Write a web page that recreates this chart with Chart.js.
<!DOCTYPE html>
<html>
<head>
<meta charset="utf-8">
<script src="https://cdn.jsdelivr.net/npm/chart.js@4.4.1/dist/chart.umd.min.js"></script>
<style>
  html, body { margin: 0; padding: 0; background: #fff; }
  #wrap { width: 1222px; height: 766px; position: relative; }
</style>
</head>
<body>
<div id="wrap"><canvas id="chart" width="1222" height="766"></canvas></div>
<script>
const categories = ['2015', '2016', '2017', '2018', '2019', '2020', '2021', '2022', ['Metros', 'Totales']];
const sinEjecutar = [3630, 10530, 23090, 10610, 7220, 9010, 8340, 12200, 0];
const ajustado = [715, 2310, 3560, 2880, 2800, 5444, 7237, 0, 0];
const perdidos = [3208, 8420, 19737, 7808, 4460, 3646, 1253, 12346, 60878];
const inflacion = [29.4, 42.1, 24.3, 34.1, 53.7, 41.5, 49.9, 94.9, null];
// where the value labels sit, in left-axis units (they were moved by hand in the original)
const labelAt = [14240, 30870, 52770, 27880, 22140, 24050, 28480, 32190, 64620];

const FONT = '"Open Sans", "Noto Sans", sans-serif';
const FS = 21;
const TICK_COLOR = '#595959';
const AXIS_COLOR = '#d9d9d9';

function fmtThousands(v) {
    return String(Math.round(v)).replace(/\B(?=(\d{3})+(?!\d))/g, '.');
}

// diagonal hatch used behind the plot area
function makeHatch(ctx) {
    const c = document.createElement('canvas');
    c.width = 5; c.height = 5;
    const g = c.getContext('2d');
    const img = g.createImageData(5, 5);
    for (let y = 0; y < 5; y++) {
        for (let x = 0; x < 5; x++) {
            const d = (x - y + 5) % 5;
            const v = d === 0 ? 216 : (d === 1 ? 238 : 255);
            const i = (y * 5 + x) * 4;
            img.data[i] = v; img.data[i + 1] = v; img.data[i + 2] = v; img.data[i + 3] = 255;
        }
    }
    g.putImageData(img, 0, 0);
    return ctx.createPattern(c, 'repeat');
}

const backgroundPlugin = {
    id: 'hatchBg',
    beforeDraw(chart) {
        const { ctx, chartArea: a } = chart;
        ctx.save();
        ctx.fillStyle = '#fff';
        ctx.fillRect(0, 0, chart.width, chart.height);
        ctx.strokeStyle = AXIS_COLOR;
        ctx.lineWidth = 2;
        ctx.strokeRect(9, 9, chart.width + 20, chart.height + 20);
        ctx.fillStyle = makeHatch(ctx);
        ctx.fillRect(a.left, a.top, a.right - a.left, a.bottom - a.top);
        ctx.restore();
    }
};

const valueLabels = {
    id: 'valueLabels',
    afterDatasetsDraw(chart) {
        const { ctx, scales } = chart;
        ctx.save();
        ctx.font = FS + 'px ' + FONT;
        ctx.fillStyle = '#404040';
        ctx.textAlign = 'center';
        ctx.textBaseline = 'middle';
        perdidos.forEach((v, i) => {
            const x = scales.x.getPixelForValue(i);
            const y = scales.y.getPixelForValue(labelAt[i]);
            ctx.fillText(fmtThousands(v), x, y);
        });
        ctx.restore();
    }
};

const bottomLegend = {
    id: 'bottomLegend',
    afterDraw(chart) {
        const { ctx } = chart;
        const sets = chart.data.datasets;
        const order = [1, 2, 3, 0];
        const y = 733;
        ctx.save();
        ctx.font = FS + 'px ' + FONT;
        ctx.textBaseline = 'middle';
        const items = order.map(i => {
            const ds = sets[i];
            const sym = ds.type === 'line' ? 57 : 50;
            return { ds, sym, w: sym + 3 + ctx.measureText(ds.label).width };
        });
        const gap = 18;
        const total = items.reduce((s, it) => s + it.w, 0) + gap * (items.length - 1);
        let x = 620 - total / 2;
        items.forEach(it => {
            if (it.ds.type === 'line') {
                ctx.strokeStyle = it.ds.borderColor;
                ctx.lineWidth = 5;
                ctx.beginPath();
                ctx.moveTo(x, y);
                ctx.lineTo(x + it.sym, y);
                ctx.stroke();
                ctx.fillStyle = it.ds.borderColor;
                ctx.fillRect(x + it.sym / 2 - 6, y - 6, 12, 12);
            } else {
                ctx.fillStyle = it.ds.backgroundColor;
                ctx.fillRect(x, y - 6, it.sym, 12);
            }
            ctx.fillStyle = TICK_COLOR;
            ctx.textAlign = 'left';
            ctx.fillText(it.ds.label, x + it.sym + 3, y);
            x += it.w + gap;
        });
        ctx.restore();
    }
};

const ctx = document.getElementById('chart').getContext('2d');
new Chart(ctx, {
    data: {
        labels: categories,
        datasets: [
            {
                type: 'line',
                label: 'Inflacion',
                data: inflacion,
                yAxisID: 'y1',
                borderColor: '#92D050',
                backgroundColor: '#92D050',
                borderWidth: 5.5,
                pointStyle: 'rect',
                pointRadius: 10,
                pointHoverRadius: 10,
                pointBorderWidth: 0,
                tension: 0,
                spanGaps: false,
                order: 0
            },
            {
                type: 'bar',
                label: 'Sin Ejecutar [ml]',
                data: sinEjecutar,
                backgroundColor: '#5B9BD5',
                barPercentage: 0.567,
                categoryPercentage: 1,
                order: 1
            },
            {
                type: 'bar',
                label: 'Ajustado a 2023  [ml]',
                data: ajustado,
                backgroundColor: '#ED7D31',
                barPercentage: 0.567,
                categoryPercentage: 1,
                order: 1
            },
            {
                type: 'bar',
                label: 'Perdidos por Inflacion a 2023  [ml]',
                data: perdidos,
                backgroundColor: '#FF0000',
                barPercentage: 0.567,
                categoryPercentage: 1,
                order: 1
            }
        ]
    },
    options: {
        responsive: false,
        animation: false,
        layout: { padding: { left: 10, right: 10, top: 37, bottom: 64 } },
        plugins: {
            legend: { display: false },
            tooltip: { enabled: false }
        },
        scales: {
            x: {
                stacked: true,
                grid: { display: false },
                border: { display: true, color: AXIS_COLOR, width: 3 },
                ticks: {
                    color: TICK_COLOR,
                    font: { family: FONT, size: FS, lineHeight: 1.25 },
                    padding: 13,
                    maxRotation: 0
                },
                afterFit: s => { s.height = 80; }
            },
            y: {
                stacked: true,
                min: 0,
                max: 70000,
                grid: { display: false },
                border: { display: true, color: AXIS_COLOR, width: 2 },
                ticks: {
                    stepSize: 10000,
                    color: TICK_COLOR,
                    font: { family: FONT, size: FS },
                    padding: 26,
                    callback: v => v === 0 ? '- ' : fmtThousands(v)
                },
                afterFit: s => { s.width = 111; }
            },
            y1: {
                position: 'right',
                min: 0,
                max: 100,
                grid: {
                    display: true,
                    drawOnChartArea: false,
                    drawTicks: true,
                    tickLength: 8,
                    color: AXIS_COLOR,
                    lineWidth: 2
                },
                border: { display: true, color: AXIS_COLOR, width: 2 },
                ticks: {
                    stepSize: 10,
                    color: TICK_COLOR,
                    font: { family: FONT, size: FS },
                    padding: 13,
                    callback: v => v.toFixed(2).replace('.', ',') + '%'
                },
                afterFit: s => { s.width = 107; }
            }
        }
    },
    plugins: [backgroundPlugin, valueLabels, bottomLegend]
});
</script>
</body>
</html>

....................

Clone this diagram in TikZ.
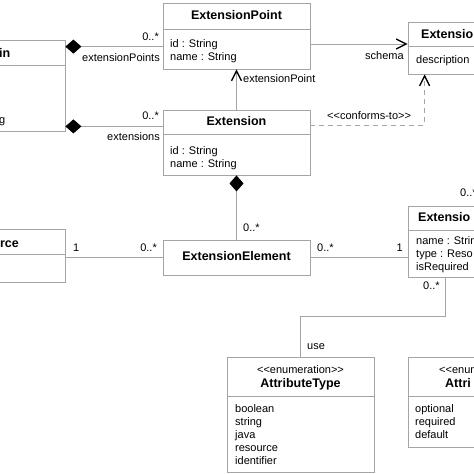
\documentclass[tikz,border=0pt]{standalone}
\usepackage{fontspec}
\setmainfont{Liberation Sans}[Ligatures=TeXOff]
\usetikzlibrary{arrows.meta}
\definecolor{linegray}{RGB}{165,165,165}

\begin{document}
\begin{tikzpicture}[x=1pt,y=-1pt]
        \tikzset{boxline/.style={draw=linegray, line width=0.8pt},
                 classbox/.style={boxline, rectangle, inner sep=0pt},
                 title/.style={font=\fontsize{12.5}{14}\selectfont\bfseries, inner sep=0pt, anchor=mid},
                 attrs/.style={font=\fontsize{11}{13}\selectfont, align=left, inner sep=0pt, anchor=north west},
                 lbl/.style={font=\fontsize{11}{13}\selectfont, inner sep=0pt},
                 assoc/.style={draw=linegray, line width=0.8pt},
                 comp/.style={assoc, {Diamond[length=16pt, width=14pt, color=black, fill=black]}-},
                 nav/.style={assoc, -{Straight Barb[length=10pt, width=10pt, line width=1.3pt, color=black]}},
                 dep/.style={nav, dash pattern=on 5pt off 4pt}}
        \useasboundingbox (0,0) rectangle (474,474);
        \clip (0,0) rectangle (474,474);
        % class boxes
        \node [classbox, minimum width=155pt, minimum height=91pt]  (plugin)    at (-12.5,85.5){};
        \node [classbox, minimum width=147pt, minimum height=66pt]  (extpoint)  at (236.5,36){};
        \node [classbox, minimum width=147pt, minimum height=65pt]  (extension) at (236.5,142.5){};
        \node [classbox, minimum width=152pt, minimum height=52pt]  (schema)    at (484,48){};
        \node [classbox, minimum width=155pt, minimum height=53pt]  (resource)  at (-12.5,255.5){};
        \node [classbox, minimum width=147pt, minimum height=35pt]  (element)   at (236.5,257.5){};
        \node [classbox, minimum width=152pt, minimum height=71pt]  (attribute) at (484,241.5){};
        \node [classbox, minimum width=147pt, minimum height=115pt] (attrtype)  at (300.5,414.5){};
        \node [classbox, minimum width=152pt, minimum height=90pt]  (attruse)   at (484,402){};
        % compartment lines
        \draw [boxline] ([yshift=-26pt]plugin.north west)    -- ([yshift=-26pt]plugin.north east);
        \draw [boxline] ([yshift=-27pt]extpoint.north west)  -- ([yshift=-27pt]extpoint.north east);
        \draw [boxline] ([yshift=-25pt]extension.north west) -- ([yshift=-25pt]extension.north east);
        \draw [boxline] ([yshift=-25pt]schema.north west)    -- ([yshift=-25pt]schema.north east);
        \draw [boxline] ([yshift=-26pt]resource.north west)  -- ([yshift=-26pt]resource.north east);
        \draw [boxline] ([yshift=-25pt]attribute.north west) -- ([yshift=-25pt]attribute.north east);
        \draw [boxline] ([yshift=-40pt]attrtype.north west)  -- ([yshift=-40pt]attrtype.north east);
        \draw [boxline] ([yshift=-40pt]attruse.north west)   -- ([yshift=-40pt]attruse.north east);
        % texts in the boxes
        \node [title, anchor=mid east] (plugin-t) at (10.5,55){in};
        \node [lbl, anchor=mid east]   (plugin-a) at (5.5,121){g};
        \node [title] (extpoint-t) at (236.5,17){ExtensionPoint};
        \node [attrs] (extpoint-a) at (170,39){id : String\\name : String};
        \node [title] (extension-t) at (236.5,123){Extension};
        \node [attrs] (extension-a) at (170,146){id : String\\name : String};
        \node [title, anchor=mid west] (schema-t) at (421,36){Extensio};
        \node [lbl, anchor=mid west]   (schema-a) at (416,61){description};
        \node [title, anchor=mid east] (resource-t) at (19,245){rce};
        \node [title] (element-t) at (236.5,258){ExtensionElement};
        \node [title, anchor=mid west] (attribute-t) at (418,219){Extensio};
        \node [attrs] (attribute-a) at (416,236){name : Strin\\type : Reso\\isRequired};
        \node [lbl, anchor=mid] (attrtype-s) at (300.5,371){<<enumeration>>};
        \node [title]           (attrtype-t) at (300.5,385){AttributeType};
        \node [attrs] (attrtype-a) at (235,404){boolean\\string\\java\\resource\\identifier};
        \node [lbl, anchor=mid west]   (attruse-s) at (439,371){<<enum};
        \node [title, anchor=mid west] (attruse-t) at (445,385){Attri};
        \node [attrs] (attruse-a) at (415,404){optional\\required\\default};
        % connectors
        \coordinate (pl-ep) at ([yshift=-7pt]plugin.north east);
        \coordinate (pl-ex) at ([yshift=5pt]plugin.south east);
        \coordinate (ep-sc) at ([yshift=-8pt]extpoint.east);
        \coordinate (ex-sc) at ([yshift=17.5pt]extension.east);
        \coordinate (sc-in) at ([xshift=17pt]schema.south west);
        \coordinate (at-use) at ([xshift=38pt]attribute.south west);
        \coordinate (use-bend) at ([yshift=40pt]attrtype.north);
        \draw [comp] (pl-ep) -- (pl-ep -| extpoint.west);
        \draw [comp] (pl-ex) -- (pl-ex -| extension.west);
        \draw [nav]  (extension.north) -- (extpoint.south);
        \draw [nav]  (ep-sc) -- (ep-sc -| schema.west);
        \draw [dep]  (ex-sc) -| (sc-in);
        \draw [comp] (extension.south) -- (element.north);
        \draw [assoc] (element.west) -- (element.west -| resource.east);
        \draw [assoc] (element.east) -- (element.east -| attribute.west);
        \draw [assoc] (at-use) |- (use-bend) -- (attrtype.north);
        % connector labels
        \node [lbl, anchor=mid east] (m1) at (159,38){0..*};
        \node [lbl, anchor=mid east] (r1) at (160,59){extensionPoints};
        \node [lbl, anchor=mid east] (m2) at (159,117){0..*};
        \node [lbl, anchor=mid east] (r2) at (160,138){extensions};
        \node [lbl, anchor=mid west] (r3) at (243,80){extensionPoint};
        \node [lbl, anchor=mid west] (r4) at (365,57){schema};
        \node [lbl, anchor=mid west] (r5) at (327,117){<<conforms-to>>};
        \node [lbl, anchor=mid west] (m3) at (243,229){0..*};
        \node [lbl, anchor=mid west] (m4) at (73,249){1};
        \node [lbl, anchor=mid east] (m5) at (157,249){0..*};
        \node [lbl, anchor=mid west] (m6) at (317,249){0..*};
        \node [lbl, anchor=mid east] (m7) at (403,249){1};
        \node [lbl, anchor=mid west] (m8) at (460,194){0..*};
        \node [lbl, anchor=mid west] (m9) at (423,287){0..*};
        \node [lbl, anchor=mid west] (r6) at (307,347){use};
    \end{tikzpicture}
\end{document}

....................

*TASK GOAL*. Look through the entries and return every line where "this" appears.

*TASK RESPONSE*.
Write a web page that recreates this chart with Chart.js.
Clone this diagram in TikZ.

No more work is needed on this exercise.